Papal Document Finding Aid & The Digitization of Western MS 82

 

Greetings, digitalists and medievalists.

I am Yanchen Liu. I will be working at the Digital Humanities Center of Columbia University Libraries as an intern this year. I entered the Ph.D. program in the History of Christianity at Columbia University in the fall of 2015. My primary research interest concerns the interaction between the medieval papacy and the compilations of medieval canon law during the eleventh to the thirteenth century in Western Europe.

My project at the Digital Humanities Centers comprises two parts. The first part originally aimed to develop a prototype for an online database, based on a digitization of older finding tools, that could enable scholars to quickly access papal documents. I planned to focus on the pontificates from Pope Leo IX to Gregory VII (1002-1073), using the second edition of Philip Jaffé’s Regesta Pontificum Romanorum as the basic text. The plan was to update the information, references and bibliographies in Jaffé and to connect the basic text to other online resources and databases on papal documents. However, during the process of finding the most recent resources on papal documents to update the information in Jaffé, I have come across two current projects of the Göttingen Academy of Sciences and Humanities: Regesta Pontificum Romanorum online, as well as a third edition of Philip Jaffé’s Regesta Pontificum Romanorum, which will eventually produce something like what I wanted to begin developing.  I have established connections with the researchers of these projects to learn more about their work, and hope to continue to follow those projects closely to see if they are implementing all of the features that I had hoped to include in my database.

From this experience I have discovered a large number of key research projects, online databases, paper publications and analytical works on medieval papal documents produced during the last few decades scattered around the world, and unfamiliar, or even unknown to scholars and students.

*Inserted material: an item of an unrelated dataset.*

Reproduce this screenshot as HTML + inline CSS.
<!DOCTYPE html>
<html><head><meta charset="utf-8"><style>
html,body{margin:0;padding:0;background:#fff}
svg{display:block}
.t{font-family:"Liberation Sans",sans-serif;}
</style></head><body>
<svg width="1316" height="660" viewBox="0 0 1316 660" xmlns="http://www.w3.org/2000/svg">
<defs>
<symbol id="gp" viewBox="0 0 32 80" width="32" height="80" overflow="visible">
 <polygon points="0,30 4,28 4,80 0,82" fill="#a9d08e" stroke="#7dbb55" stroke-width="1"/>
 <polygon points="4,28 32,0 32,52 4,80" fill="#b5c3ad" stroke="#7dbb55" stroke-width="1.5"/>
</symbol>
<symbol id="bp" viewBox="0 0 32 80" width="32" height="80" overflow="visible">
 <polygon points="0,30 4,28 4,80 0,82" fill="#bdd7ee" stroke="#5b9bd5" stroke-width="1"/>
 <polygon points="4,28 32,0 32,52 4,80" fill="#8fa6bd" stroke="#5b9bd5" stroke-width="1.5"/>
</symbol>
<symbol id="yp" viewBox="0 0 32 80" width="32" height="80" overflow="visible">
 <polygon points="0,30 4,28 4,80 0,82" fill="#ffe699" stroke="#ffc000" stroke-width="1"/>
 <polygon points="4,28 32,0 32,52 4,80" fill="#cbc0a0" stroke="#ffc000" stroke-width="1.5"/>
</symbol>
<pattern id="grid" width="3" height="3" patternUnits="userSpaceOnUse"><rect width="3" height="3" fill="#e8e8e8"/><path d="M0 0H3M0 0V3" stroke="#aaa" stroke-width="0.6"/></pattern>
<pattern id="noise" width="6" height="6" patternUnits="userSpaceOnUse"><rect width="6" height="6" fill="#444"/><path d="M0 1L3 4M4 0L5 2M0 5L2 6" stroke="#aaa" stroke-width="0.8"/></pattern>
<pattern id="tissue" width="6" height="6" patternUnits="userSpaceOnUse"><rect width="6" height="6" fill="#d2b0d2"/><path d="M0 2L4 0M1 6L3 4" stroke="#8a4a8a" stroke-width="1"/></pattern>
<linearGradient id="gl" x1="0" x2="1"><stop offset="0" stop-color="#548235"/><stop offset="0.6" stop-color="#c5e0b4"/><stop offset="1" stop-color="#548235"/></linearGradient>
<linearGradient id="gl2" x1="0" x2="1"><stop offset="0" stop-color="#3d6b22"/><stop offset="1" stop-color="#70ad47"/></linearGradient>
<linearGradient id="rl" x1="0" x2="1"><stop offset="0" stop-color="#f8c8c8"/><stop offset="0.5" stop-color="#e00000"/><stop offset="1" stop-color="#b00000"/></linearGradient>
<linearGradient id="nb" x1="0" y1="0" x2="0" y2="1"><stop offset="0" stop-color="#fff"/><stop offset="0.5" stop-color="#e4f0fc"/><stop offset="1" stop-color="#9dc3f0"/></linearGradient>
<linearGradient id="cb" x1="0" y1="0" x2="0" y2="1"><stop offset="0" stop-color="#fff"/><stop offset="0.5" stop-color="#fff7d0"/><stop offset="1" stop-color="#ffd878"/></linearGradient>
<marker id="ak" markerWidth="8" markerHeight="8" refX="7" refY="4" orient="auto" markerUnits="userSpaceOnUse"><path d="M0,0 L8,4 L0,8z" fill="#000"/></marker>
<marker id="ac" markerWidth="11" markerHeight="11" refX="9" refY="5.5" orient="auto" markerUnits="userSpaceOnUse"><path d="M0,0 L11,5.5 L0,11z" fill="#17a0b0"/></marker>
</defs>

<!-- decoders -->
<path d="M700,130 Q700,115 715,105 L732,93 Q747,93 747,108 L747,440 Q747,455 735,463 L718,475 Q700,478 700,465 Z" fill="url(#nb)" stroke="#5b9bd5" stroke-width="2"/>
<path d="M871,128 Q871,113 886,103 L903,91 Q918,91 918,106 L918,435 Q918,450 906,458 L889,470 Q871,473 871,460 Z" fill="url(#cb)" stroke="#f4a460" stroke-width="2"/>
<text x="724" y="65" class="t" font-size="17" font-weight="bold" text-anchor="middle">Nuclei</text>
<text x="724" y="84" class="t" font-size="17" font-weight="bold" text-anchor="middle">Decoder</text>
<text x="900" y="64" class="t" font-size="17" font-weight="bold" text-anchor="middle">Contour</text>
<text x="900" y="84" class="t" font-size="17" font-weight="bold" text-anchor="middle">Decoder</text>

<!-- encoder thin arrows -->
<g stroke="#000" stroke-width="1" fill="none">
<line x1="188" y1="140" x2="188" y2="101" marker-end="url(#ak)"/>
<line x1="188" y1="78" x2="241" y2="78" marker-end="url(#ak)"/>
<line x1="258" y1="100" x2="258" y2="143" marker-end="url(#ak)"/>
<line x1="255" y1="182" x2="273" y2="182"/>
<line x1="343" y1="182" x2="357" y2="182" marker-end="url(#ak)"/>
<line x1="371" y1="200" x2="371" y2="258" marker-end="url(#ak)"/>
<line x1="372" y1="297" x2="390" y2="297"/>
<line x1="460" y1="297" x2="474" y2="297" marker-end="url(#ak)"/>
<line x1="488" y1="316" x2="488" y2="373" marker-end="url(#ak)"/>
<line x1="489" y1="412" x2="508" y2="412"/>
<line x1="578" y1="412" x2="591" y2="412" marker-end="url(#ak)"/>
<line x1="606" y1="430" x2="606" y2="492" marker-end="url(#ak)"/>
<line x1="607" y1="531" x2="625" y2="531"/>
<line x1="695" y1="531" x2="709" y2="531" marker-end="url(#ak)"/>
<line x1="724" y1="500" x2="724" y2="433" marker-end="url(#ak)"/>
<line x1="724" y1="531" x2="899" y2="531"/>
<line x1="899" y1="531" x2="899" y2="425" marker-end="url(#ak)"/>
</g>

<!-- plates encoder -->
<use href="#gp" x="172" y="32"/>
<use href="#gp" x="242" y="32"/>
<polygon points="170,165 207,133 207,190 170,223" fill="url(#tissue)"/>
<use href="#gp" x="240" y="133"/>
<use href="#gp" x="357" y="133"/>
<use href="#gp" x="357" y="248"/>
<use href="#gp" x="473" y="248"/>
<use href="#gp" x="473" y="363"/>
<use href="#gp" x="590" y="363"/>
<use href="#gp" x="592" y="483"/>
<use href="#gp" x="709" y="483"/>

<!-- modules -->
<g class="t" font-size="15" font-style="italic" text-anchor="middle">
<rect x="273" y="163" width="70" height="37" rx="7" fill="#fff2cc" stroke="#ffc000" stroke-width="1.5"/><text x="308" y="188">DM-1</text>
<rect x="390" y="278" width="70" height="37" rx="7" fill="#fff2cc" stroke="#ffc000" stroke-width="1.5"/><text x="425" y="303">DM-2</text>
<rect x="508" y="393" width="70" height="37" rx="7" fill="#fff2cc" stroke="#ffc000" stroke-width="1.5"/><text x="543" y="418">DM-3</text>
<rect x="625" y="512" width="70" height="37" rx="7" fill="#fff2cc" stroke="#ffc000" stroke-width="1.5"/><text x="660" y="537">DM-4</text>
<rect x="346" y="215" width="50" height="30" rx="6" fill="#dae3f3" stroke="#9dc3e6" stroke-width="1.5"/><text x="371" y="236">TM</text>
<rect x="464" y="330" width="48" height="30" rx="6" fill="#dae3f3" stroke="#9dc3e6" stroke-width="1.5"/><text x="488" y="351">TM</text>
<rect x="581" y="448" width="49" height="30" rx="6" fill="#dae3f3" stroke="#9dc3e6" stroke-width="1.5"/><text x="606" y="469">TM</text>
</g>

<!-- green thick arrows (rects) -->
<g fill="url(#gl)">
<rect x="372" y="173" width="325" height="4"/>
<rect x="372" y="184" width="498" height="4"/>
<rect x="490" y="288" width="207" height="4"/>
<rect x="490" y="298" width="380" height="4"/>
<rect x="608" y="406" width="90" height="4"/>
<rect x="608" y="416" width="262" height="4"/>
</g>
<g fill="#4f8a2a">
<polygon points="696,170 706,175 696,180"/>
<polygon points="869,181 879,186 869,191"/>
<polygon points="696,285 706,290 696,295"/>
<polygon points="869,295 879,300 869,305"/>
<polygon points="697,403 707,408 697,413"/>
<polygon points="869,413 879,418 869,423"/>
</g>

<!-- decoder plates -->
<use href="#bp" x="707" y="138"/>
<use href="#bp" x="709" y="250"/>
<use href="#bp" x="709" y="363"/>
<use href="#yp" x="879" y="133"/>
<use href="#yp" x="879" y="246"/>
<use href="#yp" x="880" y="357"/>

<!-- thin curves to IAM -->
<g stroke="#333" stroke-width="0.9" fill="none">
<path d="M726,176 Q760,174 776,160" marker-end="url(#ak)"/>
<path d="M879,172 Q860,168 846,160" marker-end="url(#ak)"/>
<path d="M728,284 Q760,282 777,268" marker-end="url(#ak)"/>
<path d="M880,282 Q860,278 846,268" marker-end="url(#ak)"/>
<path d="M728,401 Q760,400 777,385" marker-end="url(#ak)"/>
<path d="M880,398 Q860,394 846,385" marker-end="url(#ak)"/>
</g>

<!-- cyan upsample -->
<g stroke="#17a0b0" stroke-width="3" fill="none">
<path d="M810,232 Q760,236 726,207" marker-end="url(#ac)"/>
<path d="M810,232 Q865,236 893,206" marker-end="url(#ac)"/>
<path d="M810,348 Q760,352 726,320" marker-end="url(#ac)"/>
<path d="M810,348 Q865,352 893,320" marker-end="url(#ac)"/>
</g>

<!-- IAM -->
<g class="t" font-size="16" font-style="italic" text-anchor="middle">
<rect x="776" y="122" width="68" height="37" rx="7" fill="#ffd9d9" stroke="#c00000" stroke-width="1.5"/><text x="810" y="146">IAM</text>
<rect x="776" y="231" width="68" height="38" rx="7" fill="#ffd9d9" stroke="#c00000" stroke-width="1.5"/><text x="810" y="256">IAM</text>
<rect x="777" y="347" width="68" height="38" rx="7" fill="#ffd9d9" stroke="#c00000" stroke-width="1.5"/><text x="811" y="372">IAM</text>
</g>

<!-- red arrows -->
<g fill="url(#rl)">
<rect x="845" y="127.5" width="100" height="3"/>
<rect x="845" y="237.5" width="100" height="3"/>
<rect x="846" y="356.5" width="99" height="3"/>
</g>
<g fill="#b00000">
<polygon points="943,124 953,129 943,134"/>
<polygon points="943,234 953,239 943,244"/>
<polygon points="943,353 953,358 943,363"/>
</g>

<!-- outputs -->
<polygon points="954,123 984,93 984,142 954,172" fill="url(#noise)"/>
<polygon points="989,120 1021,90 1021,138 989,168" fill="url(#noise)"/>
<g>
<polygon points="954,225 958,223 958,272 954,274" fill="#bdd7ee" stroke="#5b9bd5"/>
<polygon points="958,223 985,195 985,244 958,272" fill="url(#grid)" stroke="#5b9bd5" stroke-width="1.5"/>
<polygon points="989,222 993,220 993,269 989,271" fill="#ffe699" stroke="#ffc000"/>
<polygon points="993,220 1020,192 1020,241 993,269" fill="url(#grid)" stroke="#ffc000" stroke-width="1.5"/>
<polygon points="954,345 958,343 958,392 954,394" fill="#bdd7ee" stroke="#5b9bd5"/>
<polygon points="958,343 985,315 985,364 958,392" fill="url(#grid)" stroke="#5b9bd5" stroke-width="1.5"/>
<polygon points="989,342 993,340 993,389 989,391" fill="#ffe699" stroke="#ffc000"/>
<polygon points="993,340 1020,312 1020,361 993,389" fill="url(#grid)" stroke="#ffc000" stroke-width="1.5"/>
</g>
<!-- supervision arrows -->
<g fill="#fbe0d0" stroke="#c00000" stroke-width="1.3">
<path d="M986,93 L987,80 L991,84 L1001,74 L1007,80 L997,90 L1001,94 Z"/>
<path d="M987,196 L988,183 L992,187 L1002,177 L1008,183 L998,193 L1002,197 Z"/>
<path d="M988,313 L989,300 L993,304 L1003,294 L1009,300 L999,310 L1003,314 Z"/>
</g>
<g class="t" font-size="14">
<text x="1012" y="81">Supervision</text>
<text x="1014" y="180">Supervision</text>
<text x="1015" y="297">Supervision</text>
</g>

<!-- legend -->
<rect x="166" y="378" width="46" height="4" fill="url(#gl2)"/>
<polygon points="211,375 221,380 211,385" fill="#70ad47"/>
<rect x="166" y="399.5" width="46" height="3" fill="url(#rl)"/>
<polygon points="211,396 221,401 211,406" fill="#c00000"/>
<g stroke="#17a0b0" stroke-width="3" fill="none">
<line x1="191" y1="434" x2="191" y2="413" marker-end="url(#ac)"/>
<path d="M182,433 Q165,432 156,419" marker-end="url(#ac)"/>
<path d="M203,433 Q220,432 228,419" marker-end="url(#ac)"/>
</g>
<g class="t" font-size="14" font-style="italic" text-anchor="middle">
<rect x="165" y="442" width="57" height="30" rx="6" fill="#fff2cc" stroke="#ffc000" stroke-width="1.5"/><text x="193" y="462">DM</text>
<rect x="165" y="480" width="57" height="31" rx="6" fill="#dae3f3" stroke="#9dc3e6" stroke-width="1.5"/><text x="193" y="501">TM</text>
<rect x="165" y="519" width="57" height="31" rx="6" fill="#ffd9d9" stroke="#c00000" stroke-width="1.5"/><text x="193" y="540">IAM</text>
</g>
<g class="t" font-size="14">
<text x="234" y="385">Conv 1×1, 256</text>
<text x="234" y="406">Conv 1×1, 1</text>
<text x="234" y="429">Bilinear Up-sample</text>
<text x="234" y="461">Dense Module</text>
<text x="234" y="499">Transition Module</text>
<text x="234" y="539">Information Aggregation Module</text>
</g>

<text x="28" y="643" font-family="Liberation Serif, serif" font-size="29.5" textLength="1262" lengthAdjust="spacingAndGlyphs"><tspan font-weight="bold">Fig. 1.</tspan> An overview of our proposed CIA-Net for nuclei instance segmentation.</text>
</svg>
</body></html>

Therefore, I have decided to switch my goal for this part of my internship to contribute my findings to Karen Green’s current project to update the Libraries’ Ancient and Medieval resource guide. I believe this new information can prove useful for scholars and students as they seek to navigate across the complex world of medieval resources.

The second part of my project will involve a digitalization of Western MS 82, a twelfth-century medieval Canon Law manuscript preserved in the Rare Book & Manuscript Library of Columbia University.

Columbia acquired this manuscript in 2004. The codex has 119 folios and was probably produced in the region of Champagne in France. High-resolution images of nine pages in this manuscript are available on Digital Scriptorium.

Currently I am transcribing the capitulatio of the canonical collection Collectio Sinemuriensis in the manuscript. With the help of Dr. Consuelo Dutschke, curator of the Rare Book & Manuscript Library, this manuscript is being processed by the Conservation Department of Columbia. Hopefully, this preparation work will be done by the end of November, and further transcription and digitization will follow immediately after that.